Your instructions:
Output the material beneath this task exactly, images excluded.
--- Start of Source material ---
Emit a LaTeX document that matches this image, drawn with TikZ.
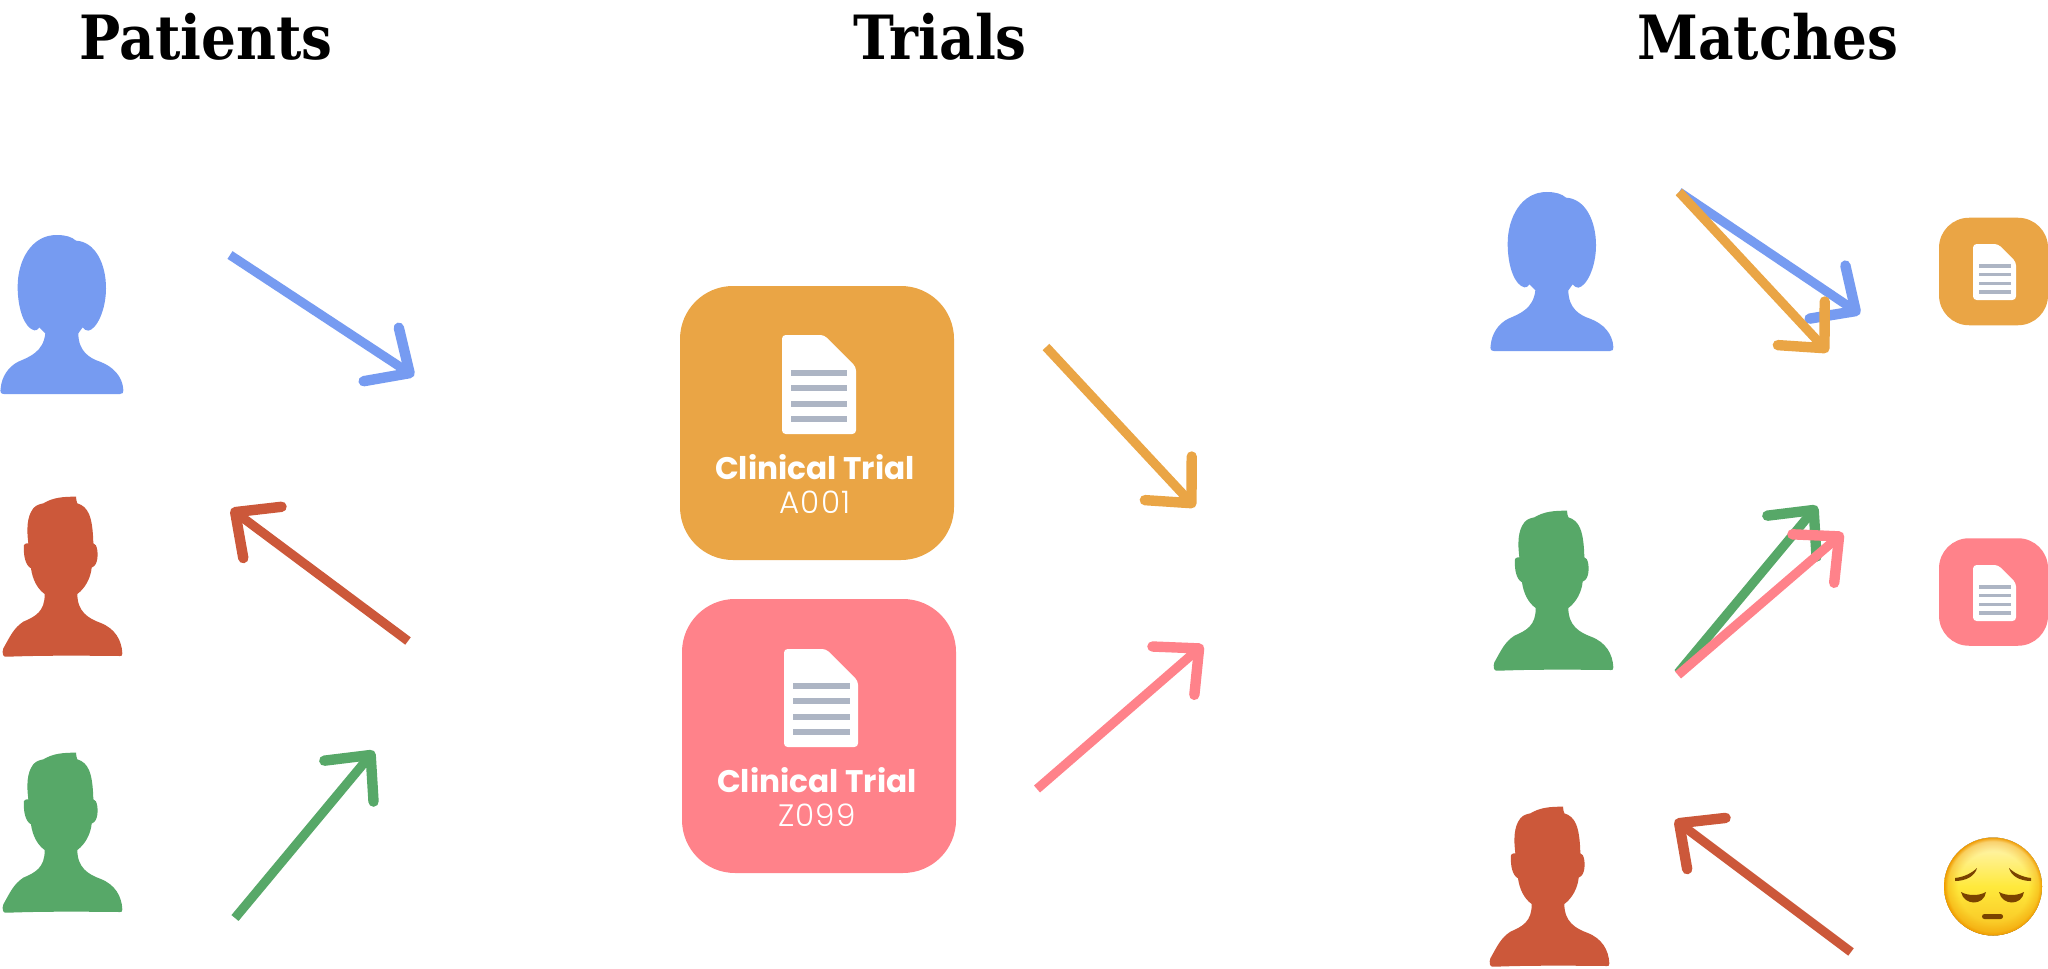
\documentclass[tikz,border=0pt]{standalone}
\usepackage{fontspec}
\usetikzlibrary{arrows.meta,fadings}
\newfontfamily\titlefont{DejaVu Serif Condensed}
\newfontfamily\cardfont{Poppins}
\newfontfamily\codefont{Poppins}[UprightFont=* Light,LetterSpace=4]
\definecolor{cblue}{HTML}{769BF1}
\definecolor{cred}{HTML}{CC583A}
\definecolor{cgreen}{HTML}{57A868}
\definecolor{corange}{HTML}{EAA545}
\definecolor{cpink}{HTML}{FF828A}
\definecolor{cline}{HTML}{ADB5C4}
\definecolor{emojitop}{HTML}{FFF6C0}
\definecolor{emojimid}{HTML}{FFE93C}
\definecolor{emojilow}{HTML}{F8C020}
\definecolor{emojirim}{HTML}{F09A00}
\definecolor{emojibrown}{HTML}{7A4300}
\pgfdeclareradialshading{rimshade}{\pgfpointorigin}{color(0bp)=(pgftransparent!100); color(18bp)=(pgftransparent!100); color(23bp)=(pgftransparent!60); color(25bp)=(pgftransparent!0); color(50bp)=(pgftransparent!0)}
\pgfdeclarefading{rimfade}{\pgfuseshading{rimshade}}
\tikzset{
  x=0.5pt,y=-0.5pt,
  title/.style={font=\titlefont\bfseries\fontsize{30.5}{31}\selectfont,anchor=base,inner sep=0pt,text=black},
  cardtitle/.style={font=\cardfont\bfseries\fontsize{15.6}{16}\selectfont,anchor=base,inner sep=0pt,text=white},
  cardcode/.style={font=\codefont\fontsize{15.5}{16}\selectfont,anchor=base,inner sep=0pt,text=white},
  bigcard/.style={minimum width=137pt,minimum height=137pt,inner sep=0pt,rounded corners=26.5pt},
  smallcard/.style={minimum width=54.5pt,minimum height=53.75pt,inner sep=0pt,rounded corners=15pt},
  conn/.style={line width=4.6pt,-{Straight Barb[length=17pt,width=32pt,line width=5.2pt,round]}},
}
% silhouettes, in coordinates of a 3x crop
\newcommand\womanat[3]{\begin{scope}[shift={(#1,#2)},x=0.16667pt,y=-0.16667pt]
\fill[#3] (12,522) .. controls (2,522) and (0,515) .. (2,505)
 .. controls (5,470) and (25,440) .. (55,425) .. controls (90,410) and (130,395) .. (136,340)
 -- (118,322) .. controls (112,330) and (108,332) .. (103,331)
 .. controls (75,325) and (53,270) .. (53,200) .. controls (53,120) and (95,45) .. (170,45)
 .. controls (195,45) and (215,50) .. (228,62) .. controls (285,65) and (318,130) .. (318,205)
 .. controls (318,270) and (290,328) .. (265,332) .. controls (258,332) and (253,328) .. (248,322)
 -- (235,340) .. controls (235,395) and (270,415) .. (300,425)
 .. controls (340,440) and (368,470) .. (370,510) .. controls (371,518) and (368,522) .. (360,522) -- cycle;
\end{scope}}
\newcommand\manat[3]{\begin{scope}[shift={(#1,#2)},x=0.16667pt,y=-0.16667pt]
\fill[#3] (15,530) .. controls (8,528) and (6,518) .. (10,505)
 .. controls (30,470) and (40,445) .. (70,425) .. controls (105,410) and (135,395) .. (134,342)
 .. controls (110,325) and (97,295) .. (93,265) .. controls (75,255) and (70,225) .. (72,195)
 .. controls (74,190) and (80,190) .. (85,190) .. controls (80,150) and (80,110) .. (100,85)
 .. controls (108,75) and (120,72) .. (130,70) .. controls (160,52) and (190,50) .. (228,50)
 .. controls (228,58) and (230,65) .. (232,70) .. controls (265,80) and (278,110) .. (280,190)
 .. controls (292,190) and (296,225) .. (290,245) .. controls (287,255) and (280,262) .. (275,263)
 .. controls (272,295) and (255,325) .. (232,342) .. controls (232,395) and (265,415) .. (300,428)
 .. controls (345,445) and (365,480) .. (367,520) .. controls (367,528) and (364,528) .. (360,528)
 .. controls (100,525) and (50,530) .. (15,530) -- cycle;
\end{scope}}
% document icon: #1,#2 = top left; #3=width #4=height #5=cut #6=line inset #7=first line offset #8=line step #9=line thickness
\newcommand\docicon[9]{\begin{scope}[shift={(#1,#2)}]
\fill[white,rounded corners=1.8pt] (0,0) -- ({#3-#5},0) -- (#3,#5) -- (#3,#4) -- (0,#4) -- cycle;
\foreach \k in {0,1,2,3}{\fill[cline] (#6,{#7+\k*#8}) rectangle ({#3-#6},{#7+\k*#8+#9});}
\end{scope}}
\newcommand\connector[4]{\coordinate (#1s) at (#3); \coordinate (#1t) at (#4);
\draw[conn,#2] (#1s) -- (#1t);}
\begin{document}
\begin{tikzpicture}
\useasboundingbox (0,0) rectangle (2048,968);
\fill[white] (0,0) rectangle (2048,968);
% titles
\node[title] (tpatients) at (206,60) {Patients};
\node[title] (ttrials) at (940,60) {Trials};
\node[title] (tmatches) at (1768,60) {Matches};
% patients
\womanat{0}{220}{cblue}
\manat{0}{480}{cred}
\manat{0}{736}{cgreen}
% cards
\node[bigcard,fill=corange] (carda) at (817,423) {};
\docicon{782}{335}{74}{99}{32}{9}{34.5}{15.6}{6}
\node[cardtitle] (carda1) at (815,479) {Clinical Trial};
\node[cardcode] (carda2) at (815,513) {A001};
\node[bigcard,fill=cpink] (cardz) at (819,736) {};
\docicon{784}{649}{74}{98}{32}{8.5}{34}{15.4}{6}
\node[cardtitle] (cardz1) at (817,792) {Clinical Trial};
\node[cardcode] (cardz2) at (817,826) {Z099};
% matches
\womanat{1490}{177}{cblue}
\manat{1491}{494}{cgreen}
\manat{1487}{790}{cred}
\node[smallcard,fill=corange] (smalla) at (1993.5,271.5) {};
\docicon{1973}{244}{43}{56}{18}{5.5}{20}{8.8}{3.5}
\node[smallcard,fill=cpink] (smallz) at (1993.5,592) {};
\docicon{1973}{565}{43}{56}{18}{5.5}{20}{8.8}{3.5}
% emoji
\fill[top color=emojitop,bottom color=emojilow,middle color=emojimid] (1993,886.5) circle [radius=49];
\fill[emojirim,path fading=rimfade] (1993,886.5) circle [radius=49];
\fill[emojibrown] (1955,881) .. controls (1966,881) and (1975,876) .. (1977,868) .. controls (1972,873) and (1964,877) .. (1955,878) -- cycle;
\fill[emojibrown] (2031,881) .. controls (2020,881) and (2011,876) .. (2009,868) .. controls (2014,873) and (2022,877) .. (2031,878) -- cycle;
\fill[emojibrown] (1961,892) .. controls (1968,896) and (1979,896) .. (1986,892) .. controls (1984,906) and (1964,906) .. (1961,892) -- cycle;
\fill[emojibrown] (1999,892) .. controls (2006,896) and (2017,896) .. (2024,892) .. controls (2022,906) and (2002,906) .. (1999,892) -- cycle;
\fill[emojibrown,rounded corners=1.2pt] (1982,914) rectangle (2003,919);
% connectors
\connector{a}{cblue}{230,255}{414,376}
\connector{b}{cred}{408,641}{231,509}
\connector{c}{cgreen}{235,918}{374,751}
\connector{d}{corange}{1046,347}{1195,507}
\connector{e}{cpink}{1037,789}{1203,645}
\connector{f}{cblue}{1679,192}{1860,314}
\connector{g}{corange}{1679,192}{1828,352}
\connector{h}{cgreen}{1678,673}{1817,506}
\connector{i}{cpink}{1678,675}{1843,533}
\connector{j}{cred}{1851,952}{1675,820}
\end{tikzpicture}
\end{document}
--- End of Source material ---
Written response:
Emit a LaTeX document that matches this image, drawn with TikZ.
\documentclass[tikz,border=0pt]{standalone}
\usepackage{fontspec}
\usetikzlibrary{arrows.meta,fadings}
\newfontfamily\titlefont{DejaVu Serif Condensed}
\newfontfamily\cardfont{Poppins}
\newfontfamily\codefont{Poppins}[UprightFont=* Light,LetterSpace=4]
\definecolor{cblue}{HTML}{769BF1}
\definecolor{cred}{HTML}{CC583A}
\definecolor{cgreen}{HTML}{57A868}
\definecolor{corange}{HTML}{EAA545}
\definecolor{cpink}{HTML}{FF828A}
\definecolor{cline}{HTML}{ADB5C4}
\definecolor{emojitop}{HTML}{FFF6C0}
\definecolor{emojimid}{HTML}{FFE93C}
\definecolor{emojilow}{HTML}{F8C020}
\definecolor{emojirim}{HTML}{F09A00}
\definecolor{emojibrown}{HTML}{7A4300}
\pgfdeclareradialshading{rimshade}{\pgfpointorigin}{color(0bp)=(pgftransparent!100); color(18bp)=(pgftransparent!100); color(23bp)=(pgftransparent!60); color(25bp)=(pgftransparent!0); color(50bp)=(pgftransparent!0)}
\pgfdeclarefading{rimfade}{\pgfuseshading{rimshade}}
\tikzset{
  x=0.5pt,y=-0.5pt,
  title/.style={font=\titlefont\bfseries\fontsize{30.5}{31}\selectfont,anchor=base,inner sep=0pt,text=black},
  cardtitle/.style={font=\cardfont\bfseries\fontsize{15.6}{16}\selectfont,anchor=base,inner sep=0pt,text=white},
  cardcode/.style={font=\codefont\fontsize{15.5}{16}\selectfont,anchor=base,inner sep=0pt,text=white},
  bigcard/.style={minimum width=137pt,minimum height=137pt,inner sep=0pt,rounded corners=26.5pt},
  smallcard/.style={minimum width=54.5pt,minimum height=53.75pt,inner sep=0pt,rounded corners=15pt},
  conn/.style={line width=4.6pt,-{Straight Barb[length=17pt,width=32pt,line width=5.2pt,round]}},
}
% silhouettes, in coordinates of a 3x crop
\newcommand\womanat[3]{\begin{scope}[shift={(#1,#2)},x=0.16667pt,y=-0.16667pt]
\fill[#3] (12,522) .. controls (2,522) and (0,515) .. (2,505)
 .. controls (5,470) and (25,440) .. (55,425) .. controls (90,410) and (130,395) .. (136,340)
 -- (118,322) .. controls (112,330) and (108,332) .. (103,331)
 .. controls (75,325) and (53,270) .. (53,200) .. controls (53,120) and (95,45) .. (170,45)
 .. controls (195,45) and (215,50) .. (228,62) .. controls (285,65) and (318,130) .. (318,205)
 .. controls (318,270) and (290,328) .. (265,332) .. controls (258,332) and (253,328) .. (248,322)
 -- (235,340) .. controls (235,395) and (270,415) .. (300,425)
 .. controls (340,440) and (368,470) .. (370,510) .. controls (371,518) and (368,522) .. (360,522) -- cycle;
\end{scope}}
\newcommand\manat[3]{\begin{scope}[shift={(#1,#2)},x=0.16667pt,y=-0.16667pt]
\fill[#3] (15,530) .. controls (8,528) and (6,518) .. (10,505)
 .. controls (30,470) and (40,445) .. (70,425) .. controls (105,410) and (135,395) .. (134,342)
 .. controls (110,325) and (97,295) .. (93,265) .. controls (75,255) and (70,225) .. (72,195)
 .. controls (74,190) and (80,190) .. (85,190) .. controls (80,150) and (80,110) .. (100,85)
 .. controls (108,75) and (120,72) .. (130,70) .. controls (160,52) and (190,50) .. (228,50)
 .. controls (228,58) and (230,65) .. (232,70) .. controls (265,80) and (278,110) .. (280,190)
 .. controls (292,190) and (296,225) .. (290,245) .. controls (287,255) and (280,262) .. (275,263)
 .. controls (272,295) and (255,325) .. (232,342) .. controls (232,395) and (265,415) .. (300,428)
 .. controls (345,445) and (365,480) .. (367,520) .. controls (367,528) and (364,528) .. (360,528)
 .. controls (100,525) and (50,530) .. (15,530) -- cycle;
\end{scope}}
% document icon: #1,#2 = top left; #3=width #4=height #5=cut #6=line inset #7=first line offset #8=line step #9=line thickness
\newcommand\docicon[9]{\begin{scope}[shift={(#1,#2)}]
\fill[white,rounded corners=1.8pt] (0,0) -- ({#3-#5},0) -- (#3,#5) -- (#3,#4) -- (0,#4) -- cycle;
\foreach \k in {0,1,2,3}{\fill[cline] (#6,{#7+\k*#8}) rectangle ({#3-#6},{#7+\k*#8+#9});}
\end{scope}}
\newcommand\connector[4]{\coordinate (#1s) at (#3); \coordinate (#1t) at (#4);
\draw[conn,#2] (#1s) -- (#1t);}
\begin{document}
\begin{tikzpicture}
\useasboundingbox (0,0) rectangle (2048,968);
\fill[white] (0,0) rectangle (2048,968);
% titles
\node[title] (tpatients) at (206,60) {Patients};
\node[title] (ttrials) at (940,60) {Trials};
\node[title] (tmatches) at (1768,60) {Matches};
% patients
\womanat{0}{220}{cblue}
\manat{0}{480}{cred}
\manat{0}{736}{cgreen}
% cards
\node[bigcard,fill=corange] (carda) at (817,423) {};
\docicon{782}{335}{74}{99}{32}{9}{34.5}{15.6}{6}
\node[cardtitle] (carda1) at (815,479) {Clinical Trial};
\node[cardcode] (carda2) at (815,513) {A001};
\node[bigcard,fill=cpink] (cardz) at (819,736) {};
\docicon{784}{649}{74}{98}{32}{8.5}{34}{15.4}{6}
\node[cardtitle] (cardz1) at (817,792) {Clinical Trial};
\node[cardcode] (cardz2) at (817,826) {Z099};
% matches
\womanat{1490}{177}{cblue}
\manat{1491}{494}{cgreen}
\manat{1487}{790}{cred}
\node[smallcard,fill=corange] (smalla) at (1993.5,271.5) {};
\docicon{1973}{244}{43}{56}{18}{5.5}{20}{8.8}{3.5}
\node[smallcard,fill=cpink] (smallz) at (1993.5,592) {};
\docicon{1973}{565}{43}{56}{18}{5.5}{20}{8.8}{3.5}
% emoji
\fill[top color=emojitop,bottom color=emojilow,middle color=emojimid] (1993,886.5) circle [radius=49];
\fill[emojirim,path fading=rimfade] (1993,886.5) circle [radius=49];
\fill[emojibrown] (1955,881) .. controls (1966,881) and (1975,876) .. (1977,868) .. controls (1972,873) and (1964,877) .. (1955,878) -- cycle;
\fill[emojibrown] (2031,881) .. controls (2020,881) and (2011,876) .. (2009,868) .. controls (2014,873) and (2022,877) .. (2031,878) -- cycle;
\fill[emojibrown] (1961,892) .. controls (1968,896) and (1979,896) .. (1986,892) .. controls (1984,906) and (1964,906) .. (1961,892) -- cycle;
\fill[emojibrown] (1999,892) .. controls (2006,896) and (2017,896) .. (2024,892) .. controls (2022,906) and (2002,906) .. (1999,892) -- cycle;
\fill[emojibrown,rounded corners=1.2pt] (1982,914) rectangle (2003,919);
% connectors
\connector{a}{cblue}{230,255}{414,376}
\connector{b}{cred}{408,641}{231,509}
\connector{c}{cgreen}{235,918}{374,751}
\connector{d}{corange}{1046,347}{1195,507}
\connector{e}{cpink}{1037,789}{1203,645}
\connector{f}{cblue}{1679,192}{1860,314}
\connector{g}{corange}{1679,192}{1828,352}
\connector{h}{cgreen}{1678,673}{1817,506}
\connector{i}{cpink}{1678,675}{1843,533}
\connector{j}{cred}{1851,952}{1675,820}
\end{tikzpicture}
\end{document}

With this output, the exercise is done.